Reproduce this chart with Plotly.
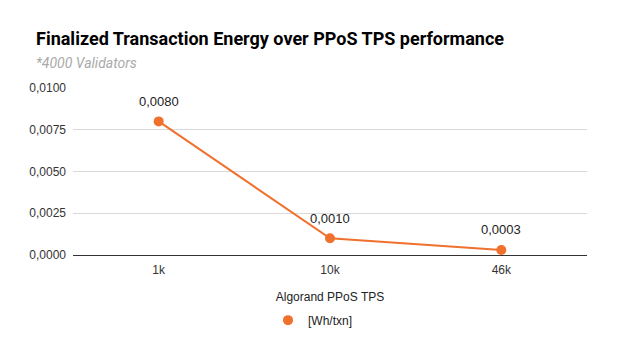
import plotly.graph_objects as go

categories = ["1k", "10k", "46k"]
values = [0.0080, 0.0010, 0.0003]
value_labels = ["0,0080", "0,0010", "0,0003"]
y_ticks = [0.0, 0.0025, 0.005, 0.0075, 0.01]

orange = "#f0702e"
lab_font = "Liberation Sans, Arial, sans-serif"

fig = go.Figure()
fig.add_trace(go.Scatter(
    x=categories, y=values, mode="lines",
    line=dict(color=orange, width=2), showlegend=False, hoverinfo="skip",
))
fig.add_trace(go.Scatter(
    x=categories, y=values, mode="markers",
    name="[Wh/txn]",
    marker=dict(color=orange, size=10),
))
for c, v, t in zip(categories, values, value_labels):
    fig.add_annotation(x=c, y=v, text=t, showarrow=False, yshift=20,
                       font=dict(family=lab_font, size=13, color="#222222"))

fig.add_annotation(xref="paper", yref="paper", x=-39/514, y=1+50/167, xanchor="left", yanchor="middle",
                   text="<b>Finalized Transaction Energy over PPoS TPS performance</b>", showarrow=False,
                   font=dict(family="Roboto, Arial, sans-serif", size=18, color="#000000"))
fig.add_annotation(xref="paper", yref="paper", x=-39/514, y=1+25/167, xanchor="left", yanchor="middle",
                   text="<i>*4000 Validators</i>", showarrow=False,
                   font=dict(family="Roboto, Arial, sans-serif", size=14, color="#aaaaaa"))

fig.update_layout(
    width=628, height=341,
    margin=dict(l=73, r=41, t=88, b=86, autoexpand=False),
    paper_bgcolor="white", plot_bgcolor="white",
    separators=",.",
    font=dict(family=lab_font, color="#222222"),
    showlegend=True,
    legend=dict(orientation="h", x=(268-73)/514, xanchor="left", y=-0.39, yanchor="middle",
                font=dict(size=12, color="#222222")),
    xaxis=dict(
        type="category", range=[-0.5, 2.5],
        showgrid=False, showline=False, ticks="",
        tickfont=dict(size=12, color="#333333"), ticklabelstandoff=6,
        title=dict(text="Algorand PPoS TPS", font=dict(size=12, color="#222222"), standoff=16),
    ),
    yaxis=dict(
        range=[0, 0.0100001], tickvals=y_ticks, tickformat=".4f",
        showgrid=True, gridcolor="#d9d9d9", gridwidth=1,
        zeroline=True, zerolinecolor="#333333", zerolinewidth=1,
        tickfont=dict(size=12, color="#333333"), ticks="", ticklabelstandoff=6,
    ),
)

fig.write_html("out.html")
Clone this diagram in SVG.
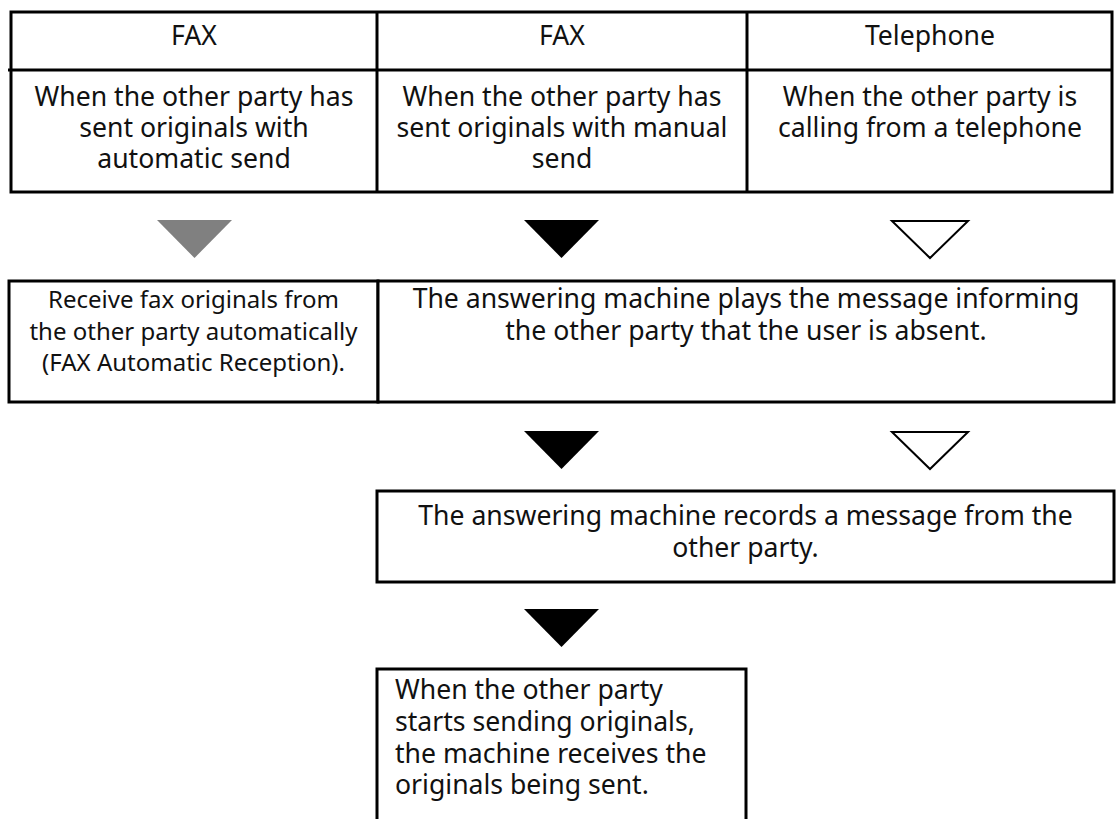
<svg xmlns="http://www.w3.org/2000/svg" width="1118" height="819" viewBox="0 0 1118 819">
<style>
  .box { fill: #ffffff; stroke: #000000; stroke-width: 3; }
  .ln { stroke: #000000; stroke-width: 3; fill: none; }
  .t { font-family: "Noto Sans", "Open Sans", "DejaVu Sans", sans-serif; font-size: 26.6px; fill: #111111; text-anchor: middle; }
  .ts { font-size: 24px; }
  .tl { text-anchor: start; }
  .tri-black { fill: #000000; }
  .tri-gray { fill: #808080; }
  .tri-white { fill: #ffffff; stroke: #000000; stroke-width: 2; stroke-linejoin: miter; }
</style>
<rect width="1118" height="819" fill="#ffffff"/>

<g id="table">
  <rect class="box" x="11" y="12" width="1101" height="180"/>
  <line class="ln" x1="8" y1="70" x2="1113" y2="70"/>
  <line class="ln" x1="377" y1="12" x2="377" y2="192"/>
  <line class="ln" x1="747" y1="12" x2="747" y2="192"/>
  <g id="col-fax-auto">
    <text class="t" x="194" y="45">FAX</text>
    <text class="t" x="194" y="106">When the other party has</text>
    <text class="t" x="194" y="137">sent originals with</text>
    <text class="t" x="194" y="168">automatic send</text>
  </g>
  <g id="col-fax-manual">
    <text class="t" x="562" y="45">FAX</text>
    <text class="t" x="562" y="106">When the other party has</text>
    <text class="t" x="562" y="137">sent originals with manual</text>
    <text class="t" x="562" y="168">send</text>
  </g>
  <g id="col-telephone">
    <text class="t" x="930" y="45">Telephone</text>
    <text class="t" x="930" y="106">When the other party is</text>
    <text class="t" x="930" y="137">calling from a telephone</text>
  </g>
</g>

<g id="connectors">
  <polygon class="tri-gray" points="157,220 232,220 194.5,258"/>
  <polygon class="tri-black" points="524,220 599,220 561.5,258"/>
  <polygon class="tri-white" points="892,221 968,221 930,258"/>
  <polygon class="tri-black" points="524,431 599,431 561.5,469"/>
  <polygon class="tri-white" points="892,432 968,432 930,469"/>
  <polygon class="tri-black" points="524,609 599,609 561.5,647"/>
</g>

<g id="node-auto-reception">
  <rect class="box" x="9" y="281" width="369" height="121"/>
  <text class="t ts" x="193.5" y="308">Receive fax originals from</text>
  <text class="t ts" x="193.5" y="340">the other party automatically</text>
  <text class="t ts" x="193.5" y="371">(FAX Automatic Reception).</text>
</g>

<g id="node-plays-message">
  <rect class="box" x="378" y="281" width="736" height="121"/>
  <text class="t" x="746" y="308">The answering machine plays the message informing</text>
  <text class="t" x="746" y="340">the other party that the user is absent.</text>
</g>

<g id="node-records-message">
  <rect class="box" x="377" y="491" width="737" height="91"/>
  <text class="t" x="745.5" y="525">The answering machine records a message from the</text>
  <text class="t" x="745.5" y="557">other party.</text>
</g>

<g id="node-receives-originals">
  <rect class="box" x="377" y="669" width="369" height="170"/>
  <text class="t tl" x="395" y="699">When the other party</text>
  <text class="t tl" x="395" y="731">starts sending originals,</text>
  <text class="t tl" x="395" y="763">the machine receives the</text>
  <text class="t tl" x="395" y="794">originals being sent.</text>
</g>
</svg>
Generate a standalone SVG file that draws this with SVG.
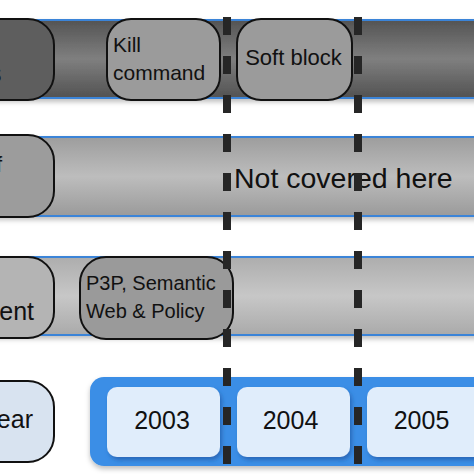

....

The exercise
Retype every entry verbatim and exclude the pictures from the copy.

Solution to the exercise
Reproduce this chart with Plotly.
import plotly.graph_objects as go

categories = ["1k", "10k", "46k"]
values = [0.0080, 0.0010, 0.0003]
value_labels = ["0,0080", "0,0010", "0,0003"]
y_ticks = [0.0, 0.0025, 0.005, 0.0075, 0.01]

orange = "#f0702e"
lab_font = "Liberation Sans, Arial, sans-serif"

fig = go.Figure()
fig.add_trace(go.Scatter(
    x=categories, y=values, mode="lines",
    line=dict(color=orange, width=2), showlegend=False, hoverinfo="skip",
))
fig.add_trace(go.Scatter(
    x=categories, y=values, mode="markers",
    name="[Wh/txn]",
    marker=dict(color=orange, size=10),
))
for c, v, t in zip(categories, values, value_labels):
    fig.add_annotation(x=c, y=v, text=t, showarrow=False, yshift=20,
                       font=dict(family=lab_font, size=13, color="#222222"))

fig.add_annotation(xref="paper", yref="paper", x=-39/514, y=1+50/167, xanchor="left", yanchor="middle",
                   text="<b>Finalized Transaction Energy over PPoS TPS performance</b>", showarrow=False,
                   font=dict(family="Roboto, Arial, sans-serif", size=18, color="#000000"))
fig.add_annotation(xref="paper", yref="paper", x=-39/514, y=1+25/167, xanchor="left", yanchor="middle",
                   text="<i>*4000 Validators</i>", showarrow=False,
                   font=dict(family="Roboto, Arial, sans-serif", size=14, color="#aaaaaa"))

fig.update_layout(
    width=628, height=341,
    margin=dict(l=73, r=41, t=88, b=86, autoexpand=False),
    paper_bgcolor="white", plot_bgcolor="white",
    separators=",.",
    font=dict(family=lab_font, color="#222222"),
    showlegend=True,
    legend=dict(orientation="h", x=(268-73)/514, xanchor="left", y=-0.39, yanchor="middle",
                font=dict(size=12, color="#222222")),
    xaxis=dict(
        type="category", range=[-0.5, 2.5],
        showgrid=False, showline=False, ticks="",
        tickfont=dict(size=12, color="#333333"), ticklabelstandoff=6,
        title=dict(text="Algorand PPoS TPS", font=dict(size=12, color="#222222"), standoff=16),
    ),
    yaxis=dict(
        range=[0, 0.0100001], tickvals=y_ticks, tickformat=".4f",
        showgrid=True, gridcolor="#d9d9d9", gridwidth=1,
        zeroline=True, zerolinecolor="#333333", zerolinewidth=1,
        tickfont=dict(size=12, color="#333333"), ticks="", ticklabelstandoff=6,
    ),
)

fig.write_html("out.html")
Clone this diagram in SVG.
<svg xmlns="http://www.w3.org/2000/svg" width="1118" height="819" viewBox="0 0 1118 819">
<style>
  .box { fill: #ffffff; stroke: #000000; stroke-width: 3; }
  .ln { stroke: #000000; stroke-width: 3; fill: none; }
  .t { font-family: "Noto Sans", "Open Sans", "DejaVu Sans", sans-serif; font-size: 26.6px; fill: #111111; text-anchor: middle; }
  .ts { font-size: 24px; }
  .tl { text-anchor: start; }
  .tri-black { fill: #000000; }
  .tri-gray { fill: #808080; }
  .tri-white { fill: #ffffff; stroke: #000000; stroke-width: 2; stroke-linejoin: miter; }
</style>
<rect width="1118" height="819" fill="#ffffff"/>

<g id="table">
  <rect class="box" x="11" y="12" width="1101" height="180"/>
  <line class="ln" x1="8" y1="70" x2="1113" y2="70"/>
  <line class="ln" x1="377" y1="12" x2="377" y2="192"/>
  <line class="ln" x1="747" y1="12" x2="747" y2="192"/>
  <g id="col-fax-auto">
    <text class="t" x="194" y="45">FAX</text>
    <text class="t" x="194" y="106">When the other party has</text>
    <text class="t" x="194" y="137">sent originals with</text>
    <text class="t" x="194" y="168">automatic send</text>
  </g>
  <g id="col-fax-manual">
    <text class="t" x="562" y="45">FAX</text>
    <text class="t" x="562" y="106">When the other party has</text>
    <text class="t" x="562" y="137">sent originals with manual</text>
    <text class="t" x="562" y="168">send</text>
  </g>
  <g id="col-telephone">
    <text class="t" x="930" y="45">Telephone</text>
    <text class="t" x="930" y="106">When the other party is</text>
    <text class="t" x="930" y="137">calling from a telephone</text>
  </g>
</g>

<g id="connectors">
  <polygon class="tri-gray" points="157,220 232,220 194.5,258"/>
  <polygon class="tri-black" points="524,220 599,220 561.5,258"/>
  <polygon class="tri-white" points="892,221 968,221 930,258"/>
  <polygon class="tri-black" points="524,431 599,431 561.5,469"/>
  <polygon class="tri-white" points="892,432 968,432 930,469"/>
  <polygon class="tri-black" points="524,609 599,609 561.5,647"/>
</g>

<g id="node-auto-reception">
  <rect class="box" x="9" y="281" width="369" height="121"/>
  <text class="t ts" x="193.5" y="308">Receive fax originals from</text>
  <text class="t ts" x="193.5" y="340">the other party automatically</text>
  <text class="t ts" x="193.5" y="371">(FAX Automatic Reception).</text>
</g>

<g id="node-plays-message">
  <rect class="box" x="378" y="281" width="736" height="121"/>
  <text class="t" x="746" y="308">The answering machine plays the message informing</text>
  <text class="t" x="746" y="340">the other party that the user is absent.</text>
</g>

<g id="node-records-message">
  <rect class="box" x="377" y="491" width="737" height="91"/>
  <text class="t" x="745.5" y="525">The answering machine records a message from the</text>
  <text class="t" x="745.5" y="557">other party.</text>
</g>

<g id="node-receives-originals">
  <rect class="box" x="377" y="669" width="369" height="170"/>
  <text class="t tl" x="395" y="699">When the other party</text>
  <text class="t tl" x="395" y="731">starts sending originals,</text>
  <text class="t tl" x="395" y="763">the machine receives the</text>
  <text class="t tl" x="395" y="794">originals being sent.</text>
</g>
</svg>
Generate a standalone SVG file that draws this with SVG.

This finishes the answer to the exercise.